Because a secondary buyer prices in the illiquidity you are escaping: the time to the next liquidity event, the work of underwriting an idiosyncratic asset, information asymmetry, and their own future illiquidity. Typically 5 to 15 percent for a sound asset, wider for a stressed one. It is the normal price of early exit from any illiquid asset. See section 03.
Five structural reasons: small holder pools per deal, permissioned tokens that require buyers to be KYC-onboarded, no consolidated marketplace, idiosyncratic assets that are slow to price, and holders who are buy-and-hold allocators rather than traders. A regulated venue can exist and still be thin, because a venue is not demand. See section 04.
No. It improves transferability (on-chain settlement, fractional units, programmatic compliance) but not liquidity (depth of demand). The asset is still a specific private asset held by few people, and tokenization does not manufacture buyers for it. Tokenization gives you transferability, not liquidity. See section 05.
A defined term and liquidity event; scheduled redemption windows and the valuation method; a sponsor buyback right; the transfer mechanics and buyer-onboarding process; tag-along and drag-along rights; and the reporting cadence (you cannot sell what you cannot value). Secure the exit at entry, because it cannot be improved later. See section 06.
Typically weeks to a few months for a secondary sale, because the binding step is finding and onboarding a qualified buyer, not the near-instant on-chain transfer. A steeper discount finds a buyer faster; a position priced at full NAV with no urgency can sit.
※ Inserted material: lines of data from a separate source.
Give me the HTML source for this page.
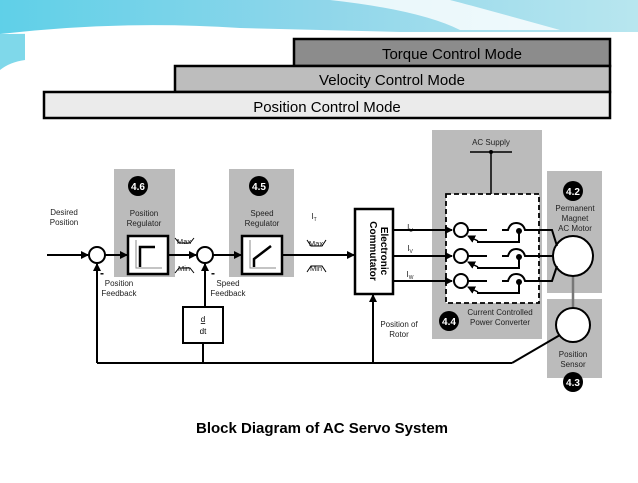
<!DOCTYPE html>
<html><head><style>
body{margin:0;width:638px;height:478px;overflow:hidden;background:#fff;font-family:"Liberation Sans",sans-serif}
</style></head><body>
<svg width="638" height="478" viewBox="0 0 638 478" xmlns="http://www.w3.org/2000/svg" font-family="Liberation Sans, sans-serif">
<defs>
<linearGradient id="g" x1="0" y1="0" x2="1" y2="0"><stop offset="0" stop-color="#5fd0e8"/><stop offset="0.5" stop-color="#8fd6ea"/><stop offset="1" stop-color="#b8e6ef"/></linearGradient>
<marker id="a" markerWidth="8" markerHeight="8" refX="7" refY="4" orient="auto" markerUnits="userSpaceOnUse"><path d="M0,0 L8,4 L0,8z" fill="#000"/></marker>
</defs>
<rect x="0" y="0" width="638" height="34" fill="url(#g)"/>
<path d="M0,34 Q120,20 240,28 L400,32 L0,34z" fill="#fff"/>
<path d="M0,34 L25,34 L25,60 Q10,62 0,70z" fill="#7fd8ea"/>
<path d="M330,0 Q420,10 460,30 L560,30 Q470,5 450,0z" fill="#fff" opacity="0.8"/>
<rect x="25" y="32" width="613" height="446" fill="#fff"/>
<rect x="294" y="39" width="316" height="27" fill="#8c8c8c" stroke="#000" stroke-width="2.5"/>
<text x="452" y="59" font-size="15" text-anchor="middle">Torque Control Mode</text>
<rect x="175" y="66" width="435" height="26" fill="#bdbdbd" stroke="#000" stroke-width="2.5"/>
<text x="392" y="85" font-size="15" text-anchor="middle">Velocity Control Mode</text>
<rect x="44" y="92" width="566" height="26" fill="#ebebeb" stroke="#000" stroke-width="2.5"/>
<text x="327" y="112" font-size="15" text-anchor="middle">Position Control Mode</text>
<rect x="114" y="169" width="61" height="108" fill="#bbb"/>
<rect x="229" y="169" width="65" height="108" fill="#bbb"/>
<rect x="432" y="130" width="110" height="209" fill="#bbb"/>
<rect x="547" y="171" width="55" height="122" fill="#bbb"/>
<rect x="547" y="299" width="55" height="79" fill="#bbb"/>
<g font-size="8" text-anchor="middle" fill="#222">
<text x="64" y="215">Desired</text><text x="64" y="225">Position</text>
<text x="144" y="216">Position</text><text x="144" y="226">Regulator</text>
<text x="262" y="216">Speed</text><text x="262" y="226">Regulator</text>
<text x="314" y="219">I<tspan font-size="5" dy="2">T</tspan></text>
<text x="119" y="286">Position</text><text x="119" y="296">Feedback</text>
<text x="228" y="286">Speed</text><text x="228" y="296">Feedback</text>
<text x="399" y="327">Position of</text><text x="399" y="337">Rotor</text>
<text x="491" y="145">AC Supply</text>
<text x="517" y="207">Current</text><text x="517" y="217">Sensors</text>
<text x="575" y="211">Permanent</text><text x="575" y="221">Magnet</text><text x="575" y="231">AC Motor</text>
<text x="500" y="315">Current Controlled</text><text x="500" y="325">Power Converter</text>
<text x="573" y="357">Position</text><text x="573" y="367">Sensor</text>
<text x="184" y="244" font-size="7.5">Max</text><text x="184" y="271" font-size="7.5">Min</text>
<text x="316" y="246" font-size="7.5">Max</text><text x="316" y="271" font-size="7.5">Min</text>
<text x="410" y="230">I<tspan font-size="5" dy="2">U</tspan></text>
<text x="410" y="251">I<tspan font-size="5" dy="2">V</tspan></text>
<text x="410" y="277">I<tspan font-size="5" dy="2">W</tspan></text>
</g>
<g font-weight="bold" font-size="10" fill="#fff" text-anchor="middle">
<circle cx="138" cy="186" r="10" fill="#000"/><text x="138" y="190">4.6</text>
<circle cx="259" cy="186" r="10" fill="#000"/><text x="259" y="190">4.5</text>
<circle cx="573" cy="191" r="10" fill="#000"/><text x="573" y="195">4.2</text>
<circle cx="573" cy="382" r="10" fill="#000"/><text x="573" y="386">4.3</text>
<circle cx="449" cy="321" r="10" fill="#000"/><text x="449" y="325">4.4</text>
</g>
<g stroke="#000" fill="none" stroke-width="2">
<line x1="47" y1="255" x2="88" y2="255" marker-end="url(#a)"/>
<line x1="105" y1="255" x2="127" y2="255" marker-end="url(#a)"/>
<line x1="168" y1="255" x2="196" y2="255" marker-end="url(#a)"/>
<line x1="213" y1="255" x2="241" y2="255" marker-end="url(#a)"/>
<line x1="282" y1="255" x2="354" y2="255" marker-end="url(#a)"/>
<circle cx="97" cy="255" r="8" fill="#fff"/>
<circle cx="205" cy="255" r="8" fill="#fff"/>
<rect x="128" y="236" width="40" height="38" fill="#fff" stroke-width="2.5"/>
<rect x="242" y="236" width="40" height="38" fill="#fff" stroke-width="2.5"/>
<rect x="183" y="307" width="40" height="36" fill="#fff"/>
<rect x="355" y="209" width="38" height="85" fill="#fff" stroke-width="2.5"/>
<line x1="97" y1="363" x2="512" y2="363"/>
<line x1="512" y1="363" x2="560" y2="335"/>
<line x1="97" y1="363" x2="97" y2="264" marker-end="url(#a)"/>
<line x1="203" y1="363" x2="203" y2="344"/>
<line x1="205" y1="307" x2="205" y2="264" marker-end="url(#a)"/>
<line x1="373" y1="363" x2="373" y2="295" marker-end="url(#a)"/>
<line x1="491" y1="152" x2="491" y2="194" stroke-width="1.5"/>
<line x1="470" y1="152" x2="512" y2="152" stroke-width="1.5"/>
<rect x="446" y="194" width="93" height="109" fill="#fff" stroke-dasharray="5,3" stroke-width="1.8"/>
<line x1="573" y1="276" x2="573" y2="308" stroke="#777" stroke-width="2.5"/>
<circle cx="573" cy="256" r="20" fill="#fff"/>
<circle cx="573" cy="325" r="17" fill="#fff"/>
</g>
<circle cx="491" cy="152" r="2" fill="#000"/>
<g stroke="#000" fill="none">
<path d="M136,240 V268 H162" stroke="#888" stroke-width="1"/>
<path d="M140,267 V247 H155" stroke-width="2.5"/>
<path d="M250,240 V268 H276" stroke="#888" stroke-width="1"/>
<path d="M254,267 V259 L271,246" stroke-width="2.5"/>
<path d="M175,238 L179,243 H190 L194,238" stroke-width="1"/>
<path d="M175,273 L179,268 H190 L194,273" stroke-width="1"/>
<path d="M307,240 L311,246 H322 L326,240" stroke-width="1"/>
<path d="M307,272 L311,266 H322 L326,272" stroke-width="1"/>
</g>
<text x="100" y="277" font-size="12" font-weight="bold">-</text>
<text x="211" y="277" font-size="12" font-weight="bold">-</text>
<text x="203" y="322" font-size="8" text-anchor="middle" text-decoration="underline">d</text>
<text x="203" y="334" font-size="8" text-anchor="middle">dt</text>
<text transform="translate(381,251) rotate(90)" font-size="10" font-weight="bold" text-anchor="middle">Electronic</text>
<text transform="translate(370,251) rotate(90)" font-size="10" font-weight="bold" text-anchor="middle">Commutator</text>
<g stroke="#000" fill="none" stroke-width="2">
<g id="ph">
<line x1="393" y1="230" x2="452" y2="230" marker-end="url(#a)"/>
<circle cx="461" cy="230" r="7" fill="#fff"/>
<line x1="468" y1="230" x2="487" y2="230"/>
<path d="M502,230 H508 Q510,223 516,223 Q523,223 525,230 H540"/>
<path d="M519,231 V242 H477"/>
<line x1="478" y1="241" x2="468" y2="236" marker-end="url(#a)" stroke-width="1.5"/>
</g>
<use href="#ph" y="26"/>
<use href="#ph" y="51"/>
<path d="M540,230 L552,230 L557,246"/>
<line x1="540" y1="256" x2="553" y2="256"/>
<path d="M540,281 L552,281 L557,266"/>
</g>
<circle cx="519" cy="231" r="3" fill="#000"/><circle cx="519" cy="257" r="3" fill="#000"/><circle cx="519" cy="282" r="3" fill="#000"/>
<text x="322" y="433" font-size="15" font-weight="bold" text-anchor="middle">Block Diagram of AC Servo System</text>
</svg>
</body></html>
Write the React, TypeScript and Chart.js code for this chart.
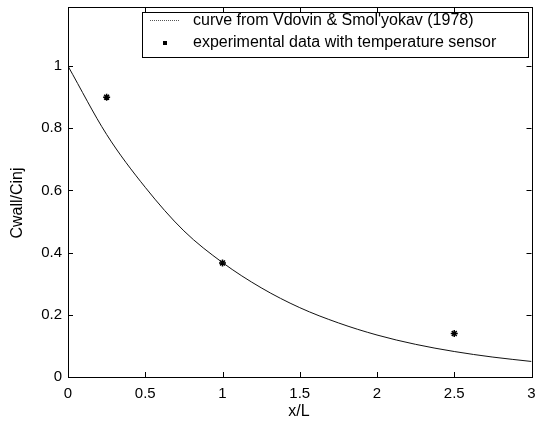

Plan to hold to the defined event and treat early exit as a possibility at a price. See section 03.
A credible exit: a defined term and liquidity event, consistent reporting (quarterly NAV, annual audited financials), clean transfer mechanics, and where it fits, a buyback or redemption window. It does not create demand, but a deal with a real exit and clean reporting is far easier to place and resell. See section 07.